The composition of GDP by expenditure varies significantly between developed and developing economies:

Developed Economies (e.g., US, Germany, Japan):

  • Consumption-Driven: 60-70% of GDP from household spending
  • Service-Oriented: Services make up 70-80% of consumption
  • Moderate Investment: 15-20% of GDP, focused on technology and services
  • Stable Government: 15-20% of GDP, with established social programs
  • Balanced Trade: Net exports typically small (±5% of GDP)

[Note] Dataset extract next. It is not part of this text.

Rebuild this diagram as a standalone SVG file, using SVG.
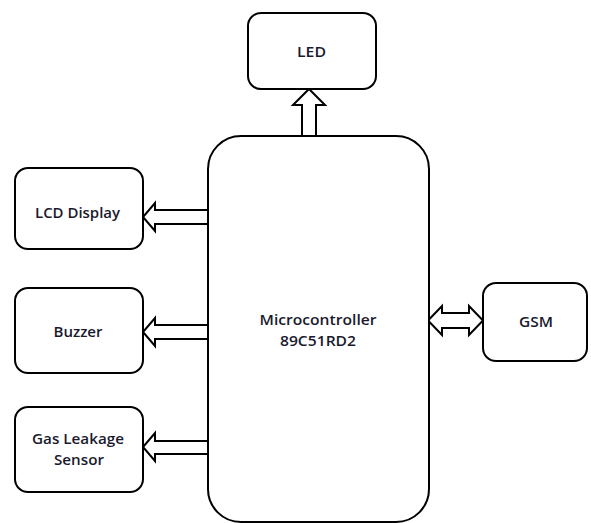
<svg xmlns="http://www.w3.org/2000/svg" width="591" height="523" viewBox="0 0 591 523">
<style>
.box{fill:#fff;stroke:#000;stroke-width:2}
.arr{fill:#fff;stroke:#000;stroke-width:2;stroke-linejoin:miter}
.t{font-family:"Open Sans","Liberation Sans",sans-serif;font-size:14px;font-weight:600;fill:#1a1a2e;text-anchor:middle}
</style>
<rect width="591" height="523" fill="#fff"/>
<g id="connectors">
<path class="arr" d="M302,136 V105 H293 L309,89 L325,105 H316 V136"/>
<path class="arr" d="M208,210 H155 V203 L143,217 L155,231 V224 H208"/>
<path class="arr" d="M208,325 H155 V318 L143,332 L155,346 V339 H208"/>
<path class="arr" d="M208,441 H155 V433 L143,447 L155,461 V454 H208"/>
<path class="arr" d="M442,313 V306 L428,320.5 L442,335 V328 H469 V335 L483,320.5 L469,306 V313 Z"/>
</g>
<g id="mcu">
<rect class="box" x="208" y="136" width="221" height="386" rx="33"/>
<text class="t" x="318" y="325" textLength="117" lengthAdjust="spacingAndGlyphs">Microcontroller</text>
<text class="t" x="318" y="346" textLength="76" lengthAdjust="spacingAndGlyphs">89C51RD2</text>
</g>
<g id="led">
<rect class="box" x="248" y="13" width="128" height="76" rx="13"/>
<text class="t" x="311.5" y="57" textLength="29" lengthAdjust="spacingAndGlyphs">LED</text>
</g>
<g id="lcd">
<rect class="box" x="15" y="168" width="128" height="81" rx="13"/>
<text class="t" x="77.5" y="218" textLength="85" lengthAdjust="spacingAndGlyphs">LCD Display</text>
</g>
<g id="buzzer">
<rect class="box" x="15" y="288" width="128" height="85" rx="13"/>
<text class="t" x="78" y="337" textLength="49" lengthAdjust="spacingAndGlyphs">Buzzer</text>
</g>
<g id="gas">
<rect class="box" x="15" y="407" width="128" height="85" rx="13"/>
<text class="t" x="78" y="444" textLength="92" lengthAdjust="spacingAndGlyphs">Gas Leakage</text>
<text class="t" x="79" y="465" textLength="50" lengthAdjust="spacingAndGlyphs">Sensor</text>
</g>
<g id="gsm">
<rect class="box" x="483" y="283" width="104" height="78" rx="13"/>
<text class="t" x="536" y="327" textLength="34" lengthAdjust="spacingAndGlyphs">GSM</text>
</g>
</svg>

Developing Economies (e.g., India, Nigeria, Vietnam):

  • Investment-Heavy: 25-40% of GDP, often infrastructure-focused
  • Consumption Patterns: Higher share spent on necessities (food, housing)
  • Government Role: Often 10-15% of GDP but with different priorities (basic services)
  • Trade Dependence: Net exports more volatile, often negative for commodity importers
  • Informal Sector: 30-60% of economic activity may be unrecorded

Key Transition Pattern: As economies develop, they typically move from investment-led to consumption-led growth, with services replacing manufacturing as the dominant sector. The government’s role often shifts from basic infrastructure provision to social services and regulation.

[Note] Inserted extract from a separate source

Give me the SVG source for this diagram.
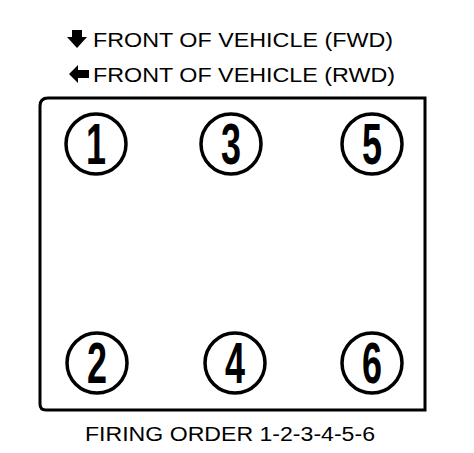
<svg xmlns="http://www.w3.org/2000/svg" width="474" height="453" viewBox="0 0 474 453">
<style>
.lbl{font-family:"Liberation Sans",Arial,sans-serif;font-size:20px;fill:#000}
.cyl circle{fill:#fff;stroke:#000;stroke-width:3.5}
.num{font-family:"Liberation Sans",Arial,sans-serif;font-weight:bold;font-size:58px;fill:#000;text-anchor:middle}
</style>
<rect width="474" height="453" fill="#fff"/>
<g id="header">
<path d="M72,30 H82 V37 H87 L77,48 L67,37 H72 Z" fill="#000"/>
<text class="lbl" x="93" y="47" textLength="300" lengthAdjust="spacingAndGlyphs">FRONT OF VEHICLE (FWD)</text>
<path d="M89,70 V78 H78 V83 L69,74 L78,65 V70 Z" fill="#000"/>
<text class="lbl" x="93" y="82" textLength="302" lengthAdjust="spacingAndGlyphs">FRONT OF VEHICLE (RWD)</text>
</g>
<g id="block">
<path d="M48,98 H425 V410 H46 Q40,410 40,404 V106 Q40,98 48,98 Z" fill="none" stroke="#000" stroke-width="3"/>
</g>
<g id="cyl1" class="cyl"><circle cx="96" cy="144" r="30"/><text class="num" transform="translate(96,164) scale(0.62,1)">1</text></g>
<g id="cyl3" class="cyl"><circle cx="231" cy="144" r="30"/><text class="num" transform="translate(231,164) scale(0.62,1)">3</text></g>
<g id="cyl5" class="cyl"><circle cx="372" cy="144" r="30"/><text class="num" transform="translate(372,164) scale(0.62,1)">5</text></g>
<g id="cyl2" class="cyl"><circle cx="97" cy="363" r="30"/><text class="num" transform="translate(97,383) scale(0.62,1)">2</text></g>
<g id="cyl4" class="cyl"><circle cx="235" cy="363" r="30"/><text class="num" transform="translate(235,383) scale(0.62,1)">4</text></g>
<g id="cyl6" class="cyl"><circle cx="372" cy="363" r="30"/><text class="num" transform="translate(372,383) scale(0.62,1)">6</text></g>
<g id="footer">
<text class="lbl" x="85" y="441" textLength="290" lengthAdjust="spacingAndGlyphs">FIRING ORDER 1-2-3-4-5-6</text>
</g>
<g id="connectors"/>
</svg>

Can GDP calculated by expenditure approach differ from other methods?

In theory, all three GDP calculation methods (expenditure, income, and production) should yield the same result. In practice, they often differ due to:

Statistical Discrepancy:

  • Measurement errors in different data sources
  • Timing differences in data collection
  • Different adjustment methods (seasonal, inflation)

Typical Differences:

Country Expenditure GDP Income GDP Discrepancy Primary Cause
United States $25.46T $25.63T 0.7% Capital consumption adjustment
United Kingdom £2.67T £2.65T -0.8% Financial sector measurement
China ¥114.36T ¥112.85T -1.3% Informal sector estimation
India ₹232.15L cr ₹228.45L cr -1.6% Agricultural output measurement

Reconciliation Process:

  1. Statistical agencies use the average of all three methods as the “official” GDP
  2. Discrepancies are analyzed to improve future measurements
  3. Major revisions can occur years later as better data becomes available

The expenditure approach is often considered the most reliable for quarterly estimates because consumption and investment data are available more quickly than income or production data.